The higher prices aim to pad revenues for companies like Apple, which has just raised sticker prices for its new MacBook Air laptops and iPads by 20 percent and 25 percent.

But for a growing number of businesses, they also represent a response to mounting transportation costs.

A stronger US dollar is also cutting into foreign earnings while a tight labor supply is at last pushing up wages.

US auto giant General Motors upped the average price of its SUVs, crossovers and pickups by US$800, something the company ties to rising costs for steel and aluminum — commodities on which President Donald Trump slapped steep new import duties this year.

American manufacturers are now paying 8 percent more for aluminum than they did a year ago and 38 percent more for steel as local producers increase their prices.

The 10 percent duties Trump imposed in September on US$200 billion in Chinese goods are also a drag on importers.

Like GM, most businesses have tried to pass these costs on to consumers. 

Benno Dorer, chief executive at Clorox, told investors recently that “doing nothing at this point is not an option.”

Half of the company’s products will cost more next year.

For the moment, Americans are willing to pay more, with consumer confidence near record highs, businesses believe.

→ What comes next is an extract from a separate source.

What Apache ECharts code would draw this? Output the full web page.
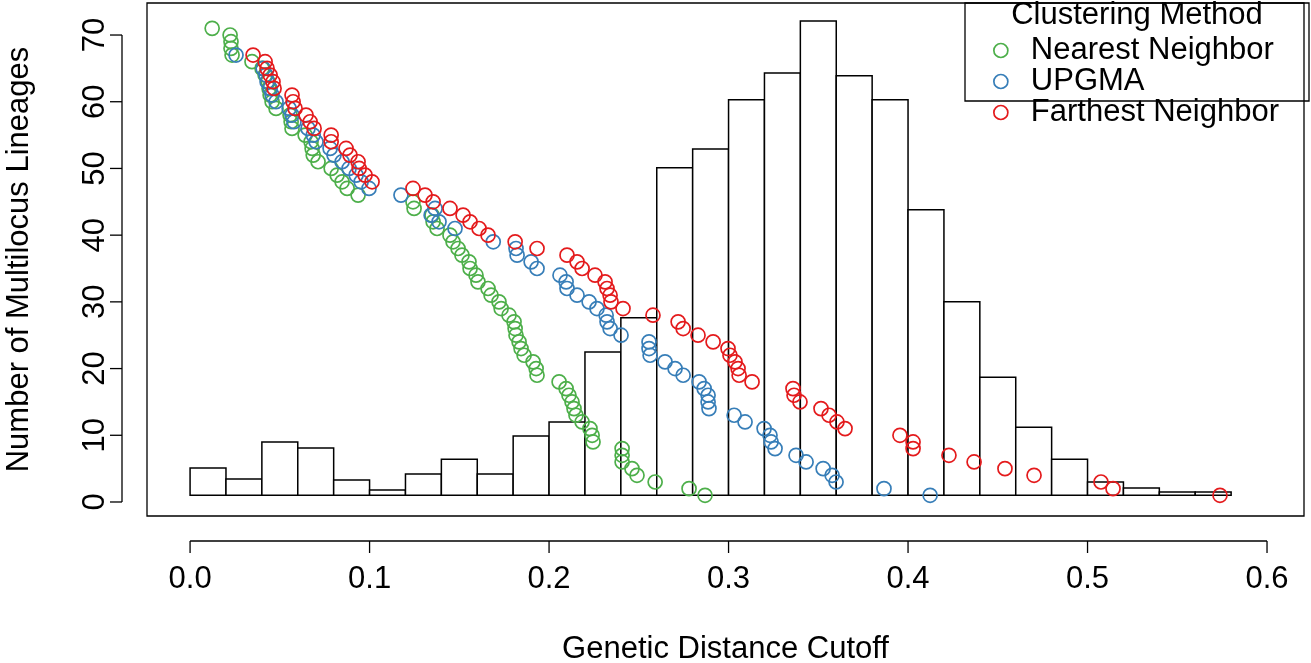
<!DOCTYPE html>
<html><head><meta charset="utf-8">
<script src="https://cdn.jsdelivr.net/npm/echarts@6/dist/echarts.min.js"></script>
<style>html,body{margin:0;padding:0;background:#fff}#c{width:1311px;height:663px}</style>
</head><body><div id="c"></div>
<script>
const binStarts = [0,0.02,0.04,0.06,0.08,0.10,0.12,0.14,0.16,0.18,0.20,0.22,0.24,0.26,0.28,0.30,0.32,0.34,0.36,0.38,0.40,0.42,0.44,0.46,0.48,0.50,0.52,0.54,0.56];
const binHeights = [5.1,3.45,9.0,8.1,3.3,1.8,4.2,6.4,4.2,9.9,12,22.5,27.6,50.1,52.9,60.3,64.3,72.1,63.9,60.3,43.8,30.0,18.7,11.2,6.4,3.0,2.1,1.5,1.5];
const binBase = 1;
const binWidth = 0.02;
const xTicks = [0,0.1,0.2,0.3,0.4,0.5,0.6];
const yTicks = [0,10,20,30,40,50,60,70];
const nnLineages = [71,70,69,68,67,66,65,64,63,62,61,60,59,58,57,56,55,54,53,52,51,50,49,48,47,46,45,44,43,42,41,40,39,38,37,36,35,34,33,32,31,30,29,28,27,26,25,24,23,22,21,20,19,18,17,16,15,14,13,12,11,10,9,8,7,6,5,4,3,2,1];
const nnCutoff = [0.0123,0.0223,0.0228,0.0228,0.0234,0.0345,0.0401,0.0418,0.0435,0.0440,0.0446,0.0457,0.0479,0.0557,0.0563,0.0568,0.0641,0.0674,0.0680,0.0686,0.0713,0.0786,0.0819,0.0847,0.0875,0.0936,0.1242,0.1248,0.1348,0.1354,0.1376,0.1448,0.1465,0.1493,0.1515,0.1554,0.1560,0.1593,0.1604,0.1660,0.1677,0.1721,0.1733,0.1777,0.1805,0.1811,0.1816,0.1833,0.1844,0.1861,0.1911,0.1928,0.1933,0.2056,0.2095,0.2111,0.2128,0.2139,0.2150,0.2184,0.2228,0.2240,0.2245,0.2407,0.2407,0.2407,0.2462,0.2490,0.2591,0.2780,0.2869];
const upLineages = [67,65,64,63,62,61,60,59,58,57,56,55,54,53,52,51,50,49,48,47,46,44,43,42,41,39,38,37,36,35,34,33,32,31,30,29,28,27,26,25,24,23,22,21,20,19,18,17,16,15,14,13,12,11,10,9,8,7,6,5,4,3,2,1];
const upCutoff = [0.0256,0.0407,0.0423,0.0429,0.0446,0.0457,0.0479,0.0552,0.0568,0.0579,0.0657,0.0686,0.0702,0.0780,0.0802,0.0847,0.0886,0.0925,0.0953,0.0997,0.1175,0.1365,0.1343,0.1387,0.1476,0.1689,0.1816,0.1822,0.1900,0.1933,0.2061,0.2095,0.2100,0.2156,0.2223,0.2267,0.2318,0.2323,0.2340,0.2401,0.2557,0.2557,0.2563,0.2646,0.2702,0.2747,0.2836,0.2864,0.2886,0.2886,0.2891,0.3031,0.3092,0.3198,0.3231,0.3237,0.3259,0.3376,0.3432,0.3527,0.3577,0.3599,0.3866,0.4123];
const fnLineages = [67,66,65,64,63,62,61,60,59,58,57,56,55,54,53,52,51,50,49,48,47,46,45,44,43,42,41,40,39,38,37,36,35,34,33,32,31,30,29,28,27,26,25,24,23,22,21,20,19,18,17,16,15,14,13,12,11,10,9,8,7,6,5,4,3,2,1];
const fnCutoff = [0.0351,0.0418,0.0429,0.0446,0.0462,0.0468,0.0568,0.0574,0.0585,0.0646,0.0669,0.0691,0.0786,0.0786,0.0869,0.0891,0.0936,0.0942,0.0975,0.1014,0.1242,0.1309,0.1354,0.1448,0.1521,0.1560,0.1610,0.1660,0.1811,0.1933,0.2100,0.2156,0.2184,0.2256,0.2312,0.2323,0.2340,0.2345,0.2412,0.2579,0.2719,0.2747,0.2830,0.2914,0.2997,0.3008,0.3036,0.3053,0.3059,0.3131,0.3359,0.3365,0.3398,0.3515,0.3560,0.3604,0.3649,0.3955,0.4028,0.4028,0.4228,0.4368,0.4540,0.4702,0.5075,0.5142,0.5738];
const seriesNames = ['Nearest Neighbor','UPGMA','Farthest Neighbor'];
const colors = ['#4DAF4A','#377EB8','#E41A1C'];

const chart = echarts.init(document.getElementById('c'));
const font = 'Liberation Sans, Arial, sans-serif';
const FS = 31;
const zip = (xs, ys) => xs.map((x,i)=>[x, ys[i]]);
const pts = [zip(nnCutoff,nnLineages), zip(upCutoff,upLineages), zip(fnCutoff,fnLineages)];
const scatter = (i) => ({
  name: seriesNames[i], type:'scatter', data: pts[i], symbol:'circle', symbolSize:14,
  itemStyle:{color:'transparent', borderColor:colors[i], borderWidth:1.7, opacity:1}, z:5
});
chart.setOption({
  animation:false,
  grid:{left:147,right:7,top:3,bottom:147,outerBoundsMode:'none',containLabel:false,show:true,borderColor:'#000',borderWidth:1.3,backgroundColor:'transparent'},
  xAxis:{type:'value',min:-0.024,max:0.6206,splitLine:{show:false},axisLine:{show:false},axisTick:{show:false},
    axisLabel:{customValues:xTicks,formatter:v=>v.toFixed(1),fontSize:FS,color:'#000',fontFamily:font,margin:48},
    name:'Genetic Distance Cutoff',nameLocation:'middle',nameGap:118,nameTextStyle:{fontSize:FS,color:'#000',fontFamily:font}},
  yAxis:{type:'value',min:-2.1,max:74.8,splitLine:{show:false},axisLine:{show:false},axisTick:{show:false},
    axisLabel:{customValues:yTicks,rotate:90,fontSize:FS,color:'#000',fontFamily:font,margin:36},
    name:'Number of Multilocus Lineages',nameLocation:'middle',nameGap:112,nameTextStyle:{fontSize:FS,color:'#000',fontFamily:font}},
  legend:{orient:'vertical',left:988,top:30,itemGap:0,itemWidth:14,itemHeight:14,
    data:seriesNames.map((n,i)=>({name:n,icon:'circle',itemStyle:{color:'transparent',borderColor:colors[i],borderWidth:1.7}})),
    textStyle:{fontSize:FS,color:'#000',fontFamily:font,lineHeight:20,padding:[0,0,0,18]}},
  series:[
    {type:'custom',z:2,data:binStarts.map((s,i)=>[s,binHeights[i]]),
      renderItem:(params,api)=>{
        const x0=api.value(0), h=api.value(1);
        const p0=api.coord([x0,binBase]), p1=api.coord([x0+binWidth,h]);
        return {type:'rect',shape:{x:p0[0],y:p1[1],width:p1[0]-p0[0],height:p0[1]-p1[1]},
          style:{fill:'#fff',stroke:'#000',lineWidth:1.5}};
      }},
    scatter(0),scatter(1),scatter(2)
  ]
});
const gx = v => chart.convertToPixel({xAxisIndex:0},v);
const gy = v => chart.convertToPixel({yAxisIndex:0},v);
const st = {stroke:'#000',lineWidth:1.3};
const g = [
  {type:'line',shape:{x1:gx(0),y1:541,x2:gx(0.6),y2:541},style:st},
  {type:'line',shape:{x1:122,y1:gy(0),x2:122,y2:gy(70)},style:st},
  {type:'rect',shape:{x:965,y:3,width:344,height:98},style:{fill:'rgba(0,0,0,0)',stroke:'#000',lineWidth:1.3},z:10},
  {type:'text',x:1137,y:0,style:{text:'Clustering Method',fontSize:FS,fontFamily:font,fill:'#000',textAlign:'center'},z:10}
];
xTicks.forEach(v=>g.push({type:'line',shape:{x1:gx(v),y1:541,x2:gx(v),y2:553},style:st}));
yTicks.forEach(v=>g.push({type:'line',shape:{x1:122,y1:gy(v),x2:110,y2:gy(v)},style:st}));
chart.setOption({graphic:g});
</script></body></html>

GDP is expanding above trends, and wages climbed in October.

“You can only price where you have demand for your product and we have greater demand than ever,” Delta Air Lines CEO Ed Bastian said.

Faced with a US$2 billion jump in fuel prices over a year, the airline raised ticket prices.

Retailers and restaurants are also changing low-price policies to protect their margins because of rising trucking and labor costs. Goods transportation costs jumped 7 percent in September, mainly due to a lack of truck drivers.

Fast food restaurant chain Chipotle Mexican Grill will charge 4 percent more for its burritos to help absorb a 27.2 percent jump in labor costs.

Fearing a consumer backlash, some businesses are considering alternatives, like rerouting their supply chains to circumvent tariffs.

Shoe brand Steven Madden wants to shift up to half of its production toward other countries such as Cambodia and is renegotiating other contracts.

“We are working with our suppliers in China to provide us with better pricing,” chief Edward Rosenfeld said.